__The request__:
The entries that follow should be written out exactly.

## start Extracted material

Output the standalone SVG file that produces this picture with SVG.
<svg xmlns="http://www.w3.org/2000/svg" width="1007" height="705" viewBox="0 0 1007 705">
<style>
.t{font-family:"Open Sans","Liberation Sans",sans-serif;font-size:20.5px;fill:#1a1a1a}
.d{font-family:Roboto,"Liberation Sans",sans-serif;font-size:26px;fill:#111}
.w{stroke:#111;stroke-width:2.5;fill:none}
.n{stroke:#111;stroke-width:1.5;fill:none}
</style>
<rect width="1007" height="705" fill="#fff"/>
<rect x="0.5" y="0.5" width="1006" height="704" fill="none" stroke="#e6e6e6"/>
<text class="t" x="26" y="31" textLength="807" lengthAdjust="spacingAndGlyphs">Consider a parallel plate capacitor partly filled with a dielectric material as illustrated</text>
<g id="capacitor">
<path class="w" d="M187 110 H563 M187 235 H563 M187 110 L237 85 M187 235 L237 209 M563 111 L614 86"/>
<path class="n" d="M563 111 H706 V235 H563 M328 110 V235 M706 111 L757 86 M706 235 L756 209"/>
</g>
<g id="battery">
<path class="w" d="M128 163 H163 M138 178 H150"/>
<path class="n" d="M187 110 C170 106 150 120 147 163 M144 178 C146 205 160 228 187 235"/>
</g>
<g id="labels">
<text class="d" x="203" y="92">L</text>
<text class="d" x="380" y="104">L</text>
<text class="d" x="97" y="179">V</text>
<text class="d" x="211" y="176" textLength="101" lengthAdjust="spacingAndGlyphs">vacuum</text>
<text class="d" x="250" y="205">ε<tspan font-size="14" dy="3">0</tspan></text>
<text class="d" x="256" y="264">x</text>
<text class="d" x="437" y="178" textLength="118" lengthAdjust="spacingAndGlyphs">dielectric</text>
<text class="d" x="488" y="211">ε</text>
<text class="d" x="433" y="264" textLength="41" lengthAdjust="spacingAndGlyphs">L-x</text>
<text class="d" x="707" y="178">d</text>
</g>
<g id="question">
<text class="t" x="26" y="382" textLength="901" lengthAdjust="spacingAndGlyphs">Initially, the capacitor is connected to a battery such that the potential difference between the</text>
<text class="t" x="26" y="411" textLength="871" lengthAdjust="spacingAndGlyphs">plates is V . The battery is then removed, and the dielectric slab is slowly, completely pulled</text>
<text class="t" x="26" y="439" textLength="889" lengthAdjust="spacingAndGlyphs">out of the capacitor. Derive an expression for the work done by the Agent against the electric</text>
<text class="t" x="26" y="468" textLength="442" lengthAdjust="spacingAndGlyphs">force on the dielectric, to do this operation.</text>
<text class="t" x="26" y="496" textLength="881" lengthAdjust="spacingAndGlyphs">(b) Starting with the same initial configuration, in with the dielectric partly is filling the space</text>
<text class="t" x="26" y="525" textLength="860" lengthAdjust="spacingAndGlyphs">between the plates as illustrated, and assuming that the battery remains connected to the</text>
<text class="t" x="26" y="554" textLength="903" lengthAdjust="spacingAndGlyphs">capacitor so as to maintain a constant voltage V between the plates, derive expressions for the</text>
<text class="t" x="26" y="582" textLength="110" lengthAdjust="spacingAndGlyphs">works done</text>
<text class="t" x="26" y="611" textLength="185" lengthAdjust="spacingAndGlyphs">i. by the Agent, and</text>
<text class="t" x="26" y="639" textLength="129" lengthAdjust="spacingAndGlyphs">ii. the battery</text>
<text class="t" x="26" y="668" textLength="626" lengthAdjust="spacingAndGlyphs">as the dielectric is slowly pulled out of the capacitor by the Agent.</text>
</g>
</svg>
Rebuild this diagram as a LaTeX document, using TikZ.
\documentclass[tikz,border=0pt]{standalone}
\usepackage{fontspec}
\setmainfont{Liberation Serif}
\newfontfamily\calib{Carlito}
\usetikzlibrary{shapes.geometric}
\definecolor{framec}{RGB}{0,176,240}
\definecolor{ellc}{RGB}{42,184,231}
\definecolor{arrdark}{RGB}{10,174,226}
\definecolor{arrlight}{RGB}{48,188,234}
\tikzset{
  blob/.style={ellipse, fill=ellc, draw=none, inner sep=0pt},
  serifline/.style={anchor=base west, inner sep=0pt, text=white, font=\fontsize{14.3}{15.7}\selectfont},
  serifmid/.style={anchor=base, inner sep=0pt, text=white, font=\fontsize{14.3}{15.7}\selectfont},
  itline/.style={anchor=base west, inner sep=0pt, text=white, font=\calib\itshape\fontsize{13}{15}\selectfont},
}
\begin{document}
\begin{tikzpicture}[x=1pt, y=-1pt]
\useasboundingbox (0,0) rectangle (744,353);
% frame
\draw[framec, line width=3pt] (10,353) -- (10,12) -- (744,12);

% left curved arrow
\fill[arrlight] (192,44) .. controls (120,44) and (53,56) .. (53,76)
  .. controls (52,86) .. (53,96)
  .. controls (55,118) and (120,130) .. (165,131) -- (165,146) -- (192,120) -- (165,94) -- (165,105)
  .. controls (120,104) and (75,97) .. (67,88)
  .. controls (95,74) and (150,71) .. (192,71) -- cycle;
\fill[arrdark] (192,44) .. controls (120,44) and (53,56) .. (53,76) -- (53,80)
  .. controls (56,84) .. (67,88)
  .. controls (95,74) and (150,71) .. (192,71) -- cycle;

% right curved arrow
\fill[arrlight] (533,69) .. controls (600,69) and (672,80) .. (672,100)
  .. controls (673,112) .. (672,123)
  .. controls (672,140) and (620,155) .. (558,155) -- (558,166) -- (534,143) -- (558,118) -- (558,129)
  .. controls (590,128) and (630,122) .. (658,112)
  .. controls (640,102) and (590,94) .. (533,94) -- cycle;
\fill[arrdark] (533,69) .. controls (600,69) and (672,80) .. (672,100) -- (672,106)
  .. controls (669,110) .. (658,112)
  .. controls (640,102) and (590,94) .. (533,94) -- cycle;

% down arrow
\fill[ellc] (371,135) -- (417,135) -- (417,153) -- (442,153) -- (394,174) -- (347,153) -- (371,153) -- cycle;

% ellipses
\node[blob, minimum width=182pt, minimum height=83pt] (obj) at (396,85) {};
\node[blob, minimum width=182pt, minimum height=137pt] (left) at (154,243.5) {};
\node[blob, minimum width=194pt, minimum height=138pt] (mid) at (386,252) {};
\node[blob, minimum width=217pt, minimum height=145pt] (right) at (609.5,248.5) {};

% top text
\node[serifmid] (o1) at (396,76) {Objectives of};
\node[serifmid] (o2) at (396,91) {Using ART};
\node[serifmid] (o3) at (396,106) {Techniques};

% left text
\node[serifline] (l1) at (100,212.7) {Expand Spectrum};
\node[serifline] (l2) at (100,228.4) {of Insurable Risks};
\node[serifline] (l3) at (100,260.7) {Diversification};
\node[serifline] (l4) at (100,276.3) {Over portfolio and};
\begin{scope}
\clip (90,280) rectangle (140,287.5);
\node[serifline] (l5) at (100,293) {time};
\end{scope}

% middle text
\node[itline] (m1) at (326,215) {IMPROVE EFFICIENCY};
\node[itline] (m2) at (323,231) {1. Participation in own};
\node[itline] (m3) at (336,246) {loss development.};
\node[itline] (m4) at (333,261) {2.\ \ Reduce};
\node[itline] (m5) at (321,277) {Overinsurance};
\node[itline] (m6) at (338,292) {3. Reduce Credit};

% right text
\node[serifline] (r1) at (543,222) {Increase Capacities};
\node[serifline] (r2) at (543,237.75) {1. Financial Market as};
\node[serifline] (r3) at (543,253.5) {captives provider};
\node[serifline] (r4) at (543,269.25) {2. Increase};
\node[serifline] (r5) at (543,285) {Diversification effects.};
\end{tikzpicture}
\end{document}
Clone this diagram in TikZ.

## end Extracted material

__Solution to this exercise__:
Output the standalone SVG file that produces this picture with SVG.
<svg xmlns="http://www.w3.org/2000/svg" width="1007" height="705" viewBox="0 0 1007 705">
<style>
.t{font-family:"Open Sans","Liberation Sans",sans-serif;font-size:20.5px;fill:#1a1a1a}
.d{font-family:Roboto,"Liberation Sans",sans-serif;font-size:26px;fill:#111}
.w{stroke:#111;stroke-width:2.5;fill:none}
.n{stroke:#111;stroke-width:1.5;fill:none}
</style>
<rect width="1007" height="705" fill="#fff"/>
<rect x="0.5" y="0.5" width="1006" height="704" fill="none" stroke="#e6e6e6"/>
<text class="t" x="26" y="31" textLength="807" lengthAdjust="spacingAndGlyphs">Consider a parallel plate capacitor partly filled with a dielectric material as illustrated</text>
<g id="capacitor">
<path class="w" d="M187 110 H563 M187 235 H563 M187 110 L237 85 M187 235 L237 209 M563 111 L614 86"/>
<path class="n" d="M563 111 H706 V235 H563 M328 110 V235 M706 111 L757 86 M706 235 L756 209"/>
</g>
<g id="battery">
<path class="w" d="M128 163 H163 M138 178 H150"/>
<path class="n" d="M187 110 C170 106 150 120 147 163 M144 178 C146 205 160 228 187 235"/>
</g>
<g id="labels">
<text class="d" x="203" y="92">L</text>
<text class="d" x="380" y="104">L</text>
<text class="d" x="97" y="179">V</text>
<text class="d" x="211" y="176" textLength="101" lengthAdjust="spacingAndGlyphs">vacuum</text>
<text class="d" x="250" y="205">ε<tspan font-size="14" dy="3">0</tspan></text>
<text class="d" x="256" y="264">x</text>
<text class="d" x="437" y="178" textLength="118" lengthAdjust="spacingAndGlyphs">dielectric</text>
<text class="d" x="488" y="211">ε</text>
<text class="d" x="433" y="264" textLength="41" lengthAdjust="spacingAndGlyphs">L-x</text>
<text class="d" x="707" y="178">d</text>
</g>
<g id="question">
<text class="t" x="26" y="382" textLength="901" lengthAdjust="spacingAndGlyphs">Initially, the capacitor is connected to a battery such that the potential difference between the</text>
<text class="t" x="26" y="411" textLength="871" lengthAdjust="spacingAndGlyphs">plates is V . The battery is then removed, and the dielectric slab is slowly, completely pulled</text>
<text class="t" x="26" y="439" textLength="889" lengthAdjust="spacingAndGlyphs">out of the capacitor. Derive an expression for the work done by the Agent against the electric</text>
<text class="t" x="26" y="468" textLength="442" lengthAdjust="spacingAndGlyphs">force on the dielectric, to do this operation.</text>
<text class="t" x="26" y="496" textLength="881" lengthAdjust="spacingAndGlyphs">(b) Starting with the same initial configuration, in with the dielectric partly is filling the space</text>
<text class="t" x="26" y="525" textLength="860" lengthAdjust="spacingAndGlyphs">between the plates as illustrated, and assuming that the battery remains connected to the</text>
<text class="t" x="26" y="554" textLength="903" lengthAdjust="spacingAndGlyphs">capacitor so as to maintain a constant voltage V between the plates, derive expressions for the</text>
<text class="t" x="26" y="582" textLength="110" lengthAdjust="spacingAndGlyphs">works done</text>
<text class="t" x="26" y="611" textLength="185" lengthAdjust="spacingAndGlyphs">i. by the Agent, and</text>
<text class="t" x="26" y="639" textLength="129" lengthAdjust="spacingAndGlyphs">ii. the battery</text>
<text class="t" x="26" y="668" textLength="626" lengthAdjust="spacingAndGlyphs">as the dielectric is slowly pulled out of the capacitor by the Agent.</text>
</g>
</svg>
Rebuild this diagram as a LaTeX document, using TikZ.
\documentclass[tikz,border=0pt]{standalone}
\usepackage{fontspec}
\setmainfont{Liberation Serif}
\newfontfamily\calib{Carlito}
\usetikzlibrary{shapes.geometric}
\definecolor{framec}{RGB}{0,176,240}
\definecolor{ellc}{RGB}{42,184,231}
\definecolor{arrdark}{RGB}{10,174,226}
\definecolor{arrlight}{RGB}{48,188,234}
\tikzset{
  blob/.style={ellipse, fill=ellc, draw=none, inner sep=0pt},
  serifline/.style={anchor=base west, inner sep=0pt, text=white, font=\fontsize{14.3}{15.7}\selectfont},
  serifmid/.style={anchor=base, inner sep=0pt, text=white, font=\fontsize{14.3}{15.7}\selectfont},
  itline/.style={anchor=base west, inner sep=0pt, text=white, font=\calib\itshape\fontsize{13}{15}\selectfont},
}
\begin{document}
\begin{tikzpicture}[x=1pt, y=-1pt]
\useasboundingbox (0,0) rectangle (744,353);
% frame
\draw[framec, line width=3pt] (10,353) -- (10,12) -- (744,12);

% left curved arrow
\fill[arrlight] (192,44) .. controls (120,44) and (53,56) .. (53,76)
  .. controls (52,86) .. (53,96)
  .. controls (55,118) and (120,130) .. (165,131) -- (165,146) -- (192,120) -- (165,94) -- (165,105)
  .. controls (120,104) and (75,97) .. (67,88)
  .. controls (95,74) and (150,71) .. (192,71) -- cycle;
\fill[arrdark] (192,44) .. controls (120,44) and (53,56) .. (53,76) -- (53,80)
  .. controls (56,84) .. (67,88)
  .. controls (95,74) and (150,71) .. (192,71) -- cycle;

% right curved arrow
\fill[arrlight] (533,69) .. controls (600,69) and (672,80) .. (672,100)
  .. controls (673,112) .. (672,123)
  .. controls (672,140) and (620,155) .. (558,155) -- (558,166) -- (534,143) -- (558,118) -- (558,129)
  .. controls (590,128) and (630,122) .. (658,112)
  .. controls (640,102) and (590,94) .. (533,94) -- cycle;
\fill[arrdark] (533,69) .. controls (600,69) and (672,80) .. (672,100) -- (672,106)
  .. controls (669,110) .. (658,112)
  .. controls (640,102) and (590,94) .. (533,94) -- cycle;

% down arrow
\fill[ellc] (371,135) -- (417,135) -- (417,153) -- (442,153) -- (394,174) -- (347,153) -- (371,153) -- cycle;

% ellipses
\node[blob, minimum width=182pt, minimum height=83pt] (obj) at (396,85) {};
\node[blob, minimum width=182pt, minimum height=137pt] (left) at (154,243.5) {};
\node[blob, minimum width=194pt, minimum height=138pt] (mid) at (386,252) {};
\node[blob, minimum width=217pt, minimum height=145pt] (right) at (609.5,248.5) {};

% top text
\node[serifmid] (o1) at (396,76) {Objectives of};
\node[serifmid] (o2) at (396,91) {Using ART};
\node[serifmid] (o3) at (396,106) {Techniques};

% left text
\node[serifline] (l1) at (100,212.7) {Expand Spectrum};
\node[serifline] (l2) at (100,228.4) {of Insurable Risks};
\node[serifline] (l3) at (100,260.7) {Diversification};
\node[serifline] (l4) at (100,276.3) {Over portfolio and};
\begin{scope}
\clip (90,280) rectangle (140,287.5);
\node[serifline] (l5) at (100,293) {time};
\end{scope}

% middle text
\node[itline] (m1) at (326,215) {IMPROVE EFFICIENCY};
\node[itline] (m2) at (323,231) {1. Participation in own};
\node[itline] (m3) at (336,246) {loss development.};
\node[itline] (m4) at (333,261) {2.\ \ Reduce};
\node[itline] (m5) at (321,277) {Overinsurance};
\node[itline] (m6) at (338,292) {3. Reduce Credit};

% right text
\node[serifline] (r1) at (543,222) {Increase Capacities};
\node[serifline] (r2) at (543,237.75) {1. Financial Market as};
\node[serifline] (r3) at (543,253.5) {captives provider};
\node[serifline] (r4) at (543,269.25) {2. Increase};
\node[serifline] (r5) at (543,285) {Diversification effects.};
\end{tikzpicture}
\end{document}
Clone this diagram in TikZ.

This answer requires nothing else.